Maybe it’s the effect of being home with no one to talk to but the Internet, but I was pretty blocked by the news of David Bowie’s death today. His death is in no way connected to what I am doing but his death and his knowledge of its imminence and the release of his album Blackstar and the videos that accompany the songs Lazarus and Darkstar are just a lot to contemplate. Making this final album must have been excruciating, cathartic, and depressing all at the same time. Everyone was trying to understand it all weekend and now, today, everyone is saying a collective “Oh.” Which is also happening at the same time as the collective “No, this sucks!” and that’s hard to take in as well.

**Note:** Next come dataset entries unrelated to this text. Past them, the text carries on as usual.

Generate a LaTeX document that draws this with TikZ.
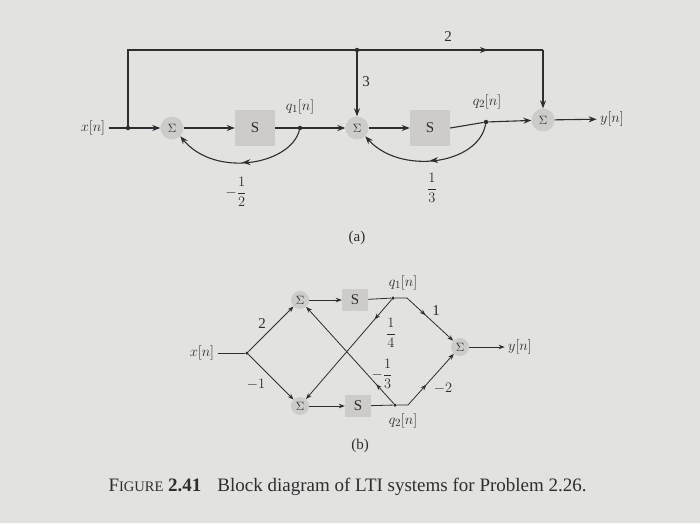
\documentclass[tikz,border=0pt]{standalone}
\usepackage{amsmath}
\usepackage{fontspec}
\setmainfont{Liberation Serif}
\usetikzlibrary{arrows.meta,decorations.markings}
\definecolor{paper}{RGB}{226,226,222}
\definecolor{blk}{RGB}{205,204,202}
\definecolor{ink}{RGB}{45,45,50}
\begin{document}
\begin{tikzpicture}[x=1pt,y=-1pt,
  sumnode/.style={circle,fill=blk,minimum size=23pt,inner sep=0pt,font=\fontsize{13}{14}\selectfont,text=ink},
  sbox/.style={rectangle,fill=blk,minimum width=40pt,minimum height=36pt,font=\fontsize{15}{16}\selectfont,text=ink},
  sboxb/.style={rectangle,fill=blk,minimum width=26pt,minimum height=22pt,font=\fontsize{15}{16}\selectfont,text=ink},
  sumb/.style={circle,fill=blk,minimum size=18pt,inner sep=0pt,font=\fontsize{13}{14}\selectfont,text=ink},
  dot/.style={circle,fill=ink,minimum size=4.5pt,inner sep=0pt},
  lbl/.style={font=\fontsize{15}{17}\selectfont,text=ink},
  wire/.style={draw=ink,line width=1.1pt},
  arr/.style={wire,-{Stealth[length=8pt,width=6pt]}},
  warr/.style={draw=ink,line width=0.8pt,-{Stealth[length=6pt,width=4.5pt]}},
  wthin/.style={draw=ink,line width=0.8pt},
  midarr/.style={draw=ink,line width=0.8pt,postaction={decorate},decoration={markings,mark=at position #1 with {\arrow{Stealth[length=6pt,width=4.5pt]}}}},
  midarrA/.style={wire,postaction={decorate},decoration={markings,mark=at position #1 with {\arrow{Stealth[length=8pt,width=6pt]}}}}
]
\fill[paper] (0,0) rectangle (700,523);
\useasboundingbox (0,0) rectangle (700,523);
% ---------- (a)
\node[lbl] (x) at (93,128) {$x[n]$};
\node[dot] (j1) at (128,128) {};
\node[sumnode] (s1) at (172,128) {$\Sigma$};
\node[sbox] (S1) at (255,128) {S};
\node[dot] (q1) at (300,128) {};
\node[lbl] at (300,107) {$q_1[n]$};
\node[sumnode] (s2) at (357,128) {$\Sigma$};
\node[dot] (t) at (357,50) {};
\coordinate (tl) at (128,50);
\coordinate (tr) at (543,50);
\node[sbox] (S2) at (430,128) {S};
\node[dot] (q2) at (486,122) {};
\node[lbl] at (487,102) {$q_2[n]$};
\node[sumnode] (s3) at (543,120) {$\Sigma$};
\node[lbl] (y) at (612,119) {$y[n]$};

\draw[wire] (x) -- (j1);
\draw[arr] (j1) -- (s1);
\draw[arr] (s1) -- (S1);
\draw[wire] (S1) -- (q1);
\draw[arr] (q1) -- (s2);
\draw[arr] (s2) -- (S2);
\draw[wire] (S2.east) -- (q2);
\draw[arr] (q2) -- (s3);
\draw[arr] (s3) -- (y);
\draw[wire] (j1) -- (tl) -- (t);
\draw[midarrA=0.7] (t) -- (tr);
\draw[arr] (tr) -- (s3);
\draw[arr] (t) -- (s2);
\node[lbl] at (366,82) {3};
\node[lbl] at (448,37) {2};
\draw[midarrA=0.5,-{Stealth[length=8pt,width=6pt]}] (q1) .. controls (290,165) and (215,178) .. (s1.south east);
\draw[midarrA=0.5,-{Stealth[length=8pt,width=6pt]}] (q2) .. controls (478,165) and (400,175) .. (s2.south east);
\node[lbl] at (236,192) {$-\dfrac{1}{2}$};
\node[lbl] at (432,188) {$\dfrac{1}{3}$};
\node[lbl] at (357,238) {(a)};
% ---------- (b)
\node[lbl] (xb) at (202,353) {$x[n]$};
\node[dot,minimum size=3.5pt] (jb) at (247,353) {};
\node[sumb] (bt) at (300,300) {$\Sigma$};
\node[sboxb] (St) at (355,300) {S};
\node[dot,minimum size=3.5pt] (p1) at (393,298) {};
\coordinate (k1) at (407,298);
\node[sumb] (bo) at (460,347) {$\Sigma$};
\node[lbl] (yb) at (520,347) {$y[n]$};
\node[sumb] (bb) at (300,406) {$\Sigma$};
\node[sboxb] (Sb) at (358,406) {S};
\node[dot,minimum size=3.5pt] (p2) at (395,405) {};
\coordinate (k2) at (408,405);
\node[lbl] at (403,283) {$q_1[n]$};
\node[lbl] at (403,421) {$q_2[n]$};

\draw[wthin] (xb) -- (jb);
\draw[warr] (jb) -- (bt);
\draw[warr] (jb) -- (bb);
\draw[warr] (bt) -- (St);
\draw[warr] (bb) -- (Sb);
\draw[wthin] (St) -- (p1) -- (k1);
\draw[wthin] (Sb) -- (p2) -- (k2);
\draw[midarr=0.4,-{Stealth[length=6pt,width=4.5pt]}] (k1) -- (bo);
\draw[midarr=0.4,-{Stealth[length=6pt,width=4.5pt]}] (k2) -- (bo);
\draw[warr] (bo) -- (yb);
\draw[midarr=0.2,-{Stealth[length=6pt,width=4.5pt]}] (p1) -- (bb);
\draw[midarr=0.2,-{Stealth[length=6pt,width=4.5pt]}] (p2) -- (bt);
\node[lbl] at (262,324) {2};
\node[lbl] at (256,384) {$-1$};
\node[lbl] at (436,311) {1};
\node[lbl] at (391,333) {$\dfrac{1}{4}$};
\node[lbl] at (382,374) {$-\dfrac{1}{3}$};
\node[lbl] at (443,388) {$-2$};
\node[lbl] at (360,446) {(b)};
% ---------- caption
\node[anchor=west,text=ink,font=\fontsize{19}{22}\selectfont] (cap) at (105,487) {F{\fontsize{14.5}{16}\selectfont IGURE} \textbf{2.41}\hspace{16pt}Block diagram of LTI systems for Problem 2.26.};
\end{tikzpicture}
\end{document}
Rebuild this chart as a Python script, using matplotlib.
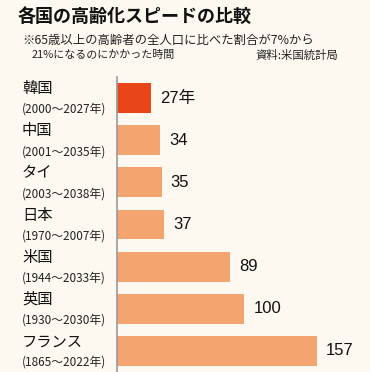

How he was able to master his lifetime of work without the confidence struggles and uncertainties that sometimes make it hard for me to just get dressed in the morning and often stop me from saying what I think… that’s what I find incredible about David Bowie. Creating something even as mundane as a journal article for your job takes emotional investment and risk – putting your ideas out there and saying something that you hope matters to someone and isn’t lambasted or laughed at too much and will hopefully move you forward and not be a dead end – it’s a risky thing. He’s always seemed to be so completely confident in what he is saying and doing and how he looks that even if you aren’t sure you understand it, you still acknowledge David Bowie – how can you not? His graceful combination of art, music, and life is where we all want to be in our own way. This is a sad day but you know, he is someone I think of when I think of people who live life to its fullest.
I received incredibly helpful feedback this weekend from my colleague. It took a while to focus (see previous paragraphs) but I did some editing and re-worked the concepts section to be more understandable. I want to send it out for general editing and review tomorrow, if I can complete this round of edits.